I have aways acknowledged that L4 update is necessary for single translation, no disagreement.
But here the problem is stateless IPv4 service across IPv6, a different problem where there is no such necessity.

> therefore, even it is possible that the address scheme could support checksum neutrallity, the equipment designer must anyway make the module for L4 rewrite for any well-known L4 protocol (and fortunately it is not a big coding at all).

Coding complexity is not the point (trivial in both cases).
The point is that, where it can be used, checksum neutrality is MORE GENERAL than L4 update.
Besides, but less important, it is simpler as far as the number of specifications it depends on is concerned (no need to know where checksum fields are for different protocols).

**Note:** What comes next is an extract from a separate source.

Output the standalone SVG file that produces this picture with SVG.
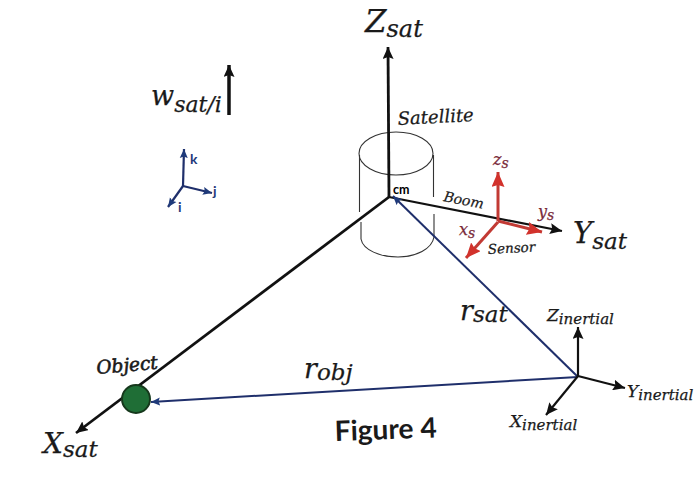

> i understand Ole has the same opinion: as we anyway have it,

There can be implementations of BRs that are independent of single translation.
They don't need to know where checksums are placed in various protocols.
 

> we don't need it in the address scheme standard

One can live with a standard less good than it could be but, since we are working for the future, let's make them as good as we can now.
In any case, this is no excuse to claim that, with checksum neutrality the following is not correct "BRs need no change for any new protocol having ports at their usual place and TCP-like checksum" (DCCP, SCTP if it would acce^t TCP-like checksum, any other.)
 

> (but it could be a recommendation for the operators to enable the address-level checksum neutrality,

What remains to be seen is what is gained by not having it a MUST while we are specifying a new standard for a new problem.

Cheers,
RD

> put in either prefix or interface id, through the address assignment, in order to help any L4 protocol when its TCP-flavor checksum rewrite happens not to be considered/implemented).